Thursday, August 11, 2005

hand washing

Dragging the black sweater through the water in the bathroom sink, the coldness comes into my bones. I do not like this kind of living. I do not know where I will be tonight. I have a vague indication. I have a suitcase. I have a book I feel will never be finished. I have a feeling like I will never be full.

Just go west, he said.

I have dragged myself through three states. I have passed places I wrote into poems. One house they are re-building in Homer. One strip club in West Virginia has closed, green branches blooming from the windows, weeds sprung up inside, stretching the building from within.

My old friend leaned over the park bench and talked about yoga, talked about enjoying right now, this moment, because you will never have this moment again. I don’t know how long it has been since I’ve seen him, a year, two years. Once we were the first people we met in college, in an early morning English class. Once we snuck onto the roof.

We sat in the shade in Victorian Village. Concrete snagged our jeans. We watched dogs run without their owners.

If you don’t enjoy washing the teapot, you won’t enjoy drinking the tea, he said.

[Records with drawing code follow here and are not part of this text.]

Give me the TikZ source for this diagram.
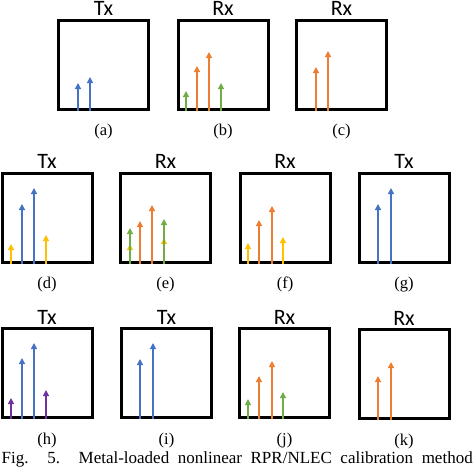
\documentclass[tikz,border=0pt]{standalone}
\usepackage{fontspec}
\setmainfont{Liberation Serif}
\newfontfamily\titlefont{Carlito}
\usetikzlibrary{arrows.meta, positioning}
\definecolor{spblue}{HTML}{4472C4}
\definecolor{sporange}{HTML}{ED7D31}
\definecolor{spgreen}{HTML}{70AD47}
\definecolor{spyellow}{HTML}{FFC000}
\definecolor{sppurple}{HTML}{7030A0}
\tikzset{
    panel/.style={draw, line width=3pt, minimum width=90pt, minimum height=89pt, inner sep=0pt},
    ptitle/.style={font=\titlefont\fontsize{22}{22}\selectfont, inner sep=0pt, anchor=base},
    plabel/.style={font=\fontsize{16.5}{16.5}\selectfont, inner sep=0pt, anchor=base},
    caption/.style={font=\fontsize{17}{18}\selectfont, inner sep=0pt, anchor=base west},
    spike/.style={-{Triangle[width=6pt, length=6pt]}, line width=1.3pt},
}
% one framed panel with its title above and its letter below
\newcommand{\Panel}[5]{%
  \node[panel] (#1) at (#2,#3) {};
  \node[ptitle] (#1t) at ([yshift=3pt]#1.north) {#4};
  \node[plabel] (#1l) at ([yshift=-25pt]#1.south) {(#5)};
}
\begin{document}
\begin{tikzpicture}[x=1pt, y=-1pt]
    \useasboundingbox (0,0) rectangle (474,467);

    % first row
    \Panel{pa}{103.5}{64.5}{Tx}{a}
    \Panel{pb}{223}{64.5}{Rx}{b}
    \Panel{pc}{341.5}{64.5}{Rx}{c}

    % second row
    \Panel{pd}{47}{217.5}{Tx}{d}
    \Panel{pe}{165.5}{217.5}{Rx}{e}
    \Panel{pf}{285}{217.5}{Rx}{f}
    \Panel{pg}{404}{217.5}{Tx}{g}

    % third row
    \Panel{ph}{47}{373}{Tx}{h}
    \Panel{pi}{166.5}{373}{Tx}{i}
    \Panel{pj}{284.5}{373}{Rx}{j}
    \Panel{pk}{404}{374}{Rx}{k}

    % spectral lines: panel / x / tip / colour
    \foreach \p/\x/\h/\c in {
        pa/78/83/spblue, pa/90/77/spblue,
        pb/186/91/spgreen, pb/197/66/sporange, pb/209/52/sporange, pb/221/83/spgreen,
        pc/316/67/sporange, pc/328/51/sporange,
        pd/11/244/spyellow, pd/22/204/spblue, pd/34/188/spblue, pd/46/235/spyellow,
        pe/130/244/spyellow, pe/130/228/spgreen, pe/140/221/sporange,
        pe/152/205/sporange, pe/164/238/spyellow, pe/164/219/spgreen,
        pf/248/243/spyellow, pf/259/220/sporange, pf/272/206/sporange, pf/283/237/spyellow,
        pg/378/204/spblue, pg/391/188/spblue,
        ph/11/398/sppurple, ph/22/358/spblue, ph/34/343/spblue, ph/46/390/sppurple,
        pi/140/359/spblue, pi/153/343/spblue,
        pj/248/399/spgreen, pj/259/376/sporange, pj/272/361/sporange, pj/283/392/spgreen,
        pk/378/376/sporange, pk/391/362/sporange}
      \draw[spike, \c] (\x,0 |- \p.south) -- (\x,\h);

    \node[caption] (cap) at (1.5,463) {\makebox[471pt][s]{Fig. 5. Metal-loaded nonlinear RPR/NLEC calibration method}};
\end{tikzpicture}
\end{document}
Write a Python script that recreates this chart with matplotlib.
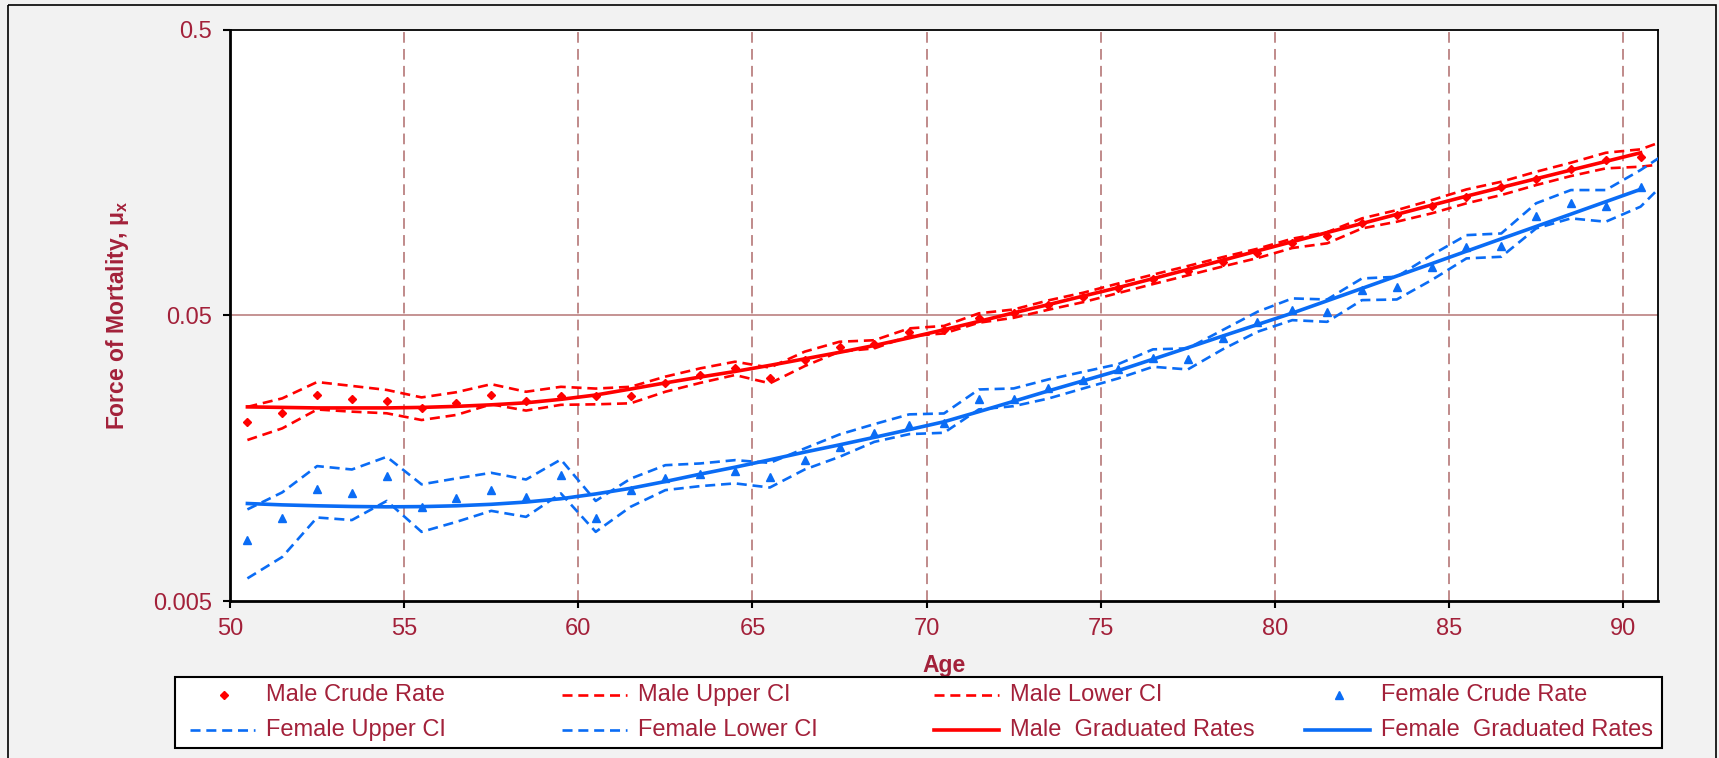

If you don't enjoy the present, what makes you think you will love the future?

So yesterday, driving home from the garden center, preparing for a party like Mrs. Dalloway, friends in the front seat, friend in the back, the back of the van canopied with plants, the giant basket building behind us, I forgot myself, forgot my story, forgot my love, forgot my missing, made my old friends laugh, and for a moment, I was happy.

He kissed the top of my head, and I forgot, like an angel had told me everything then touched my lip.

Send me back into the world again, and I will try harder this time.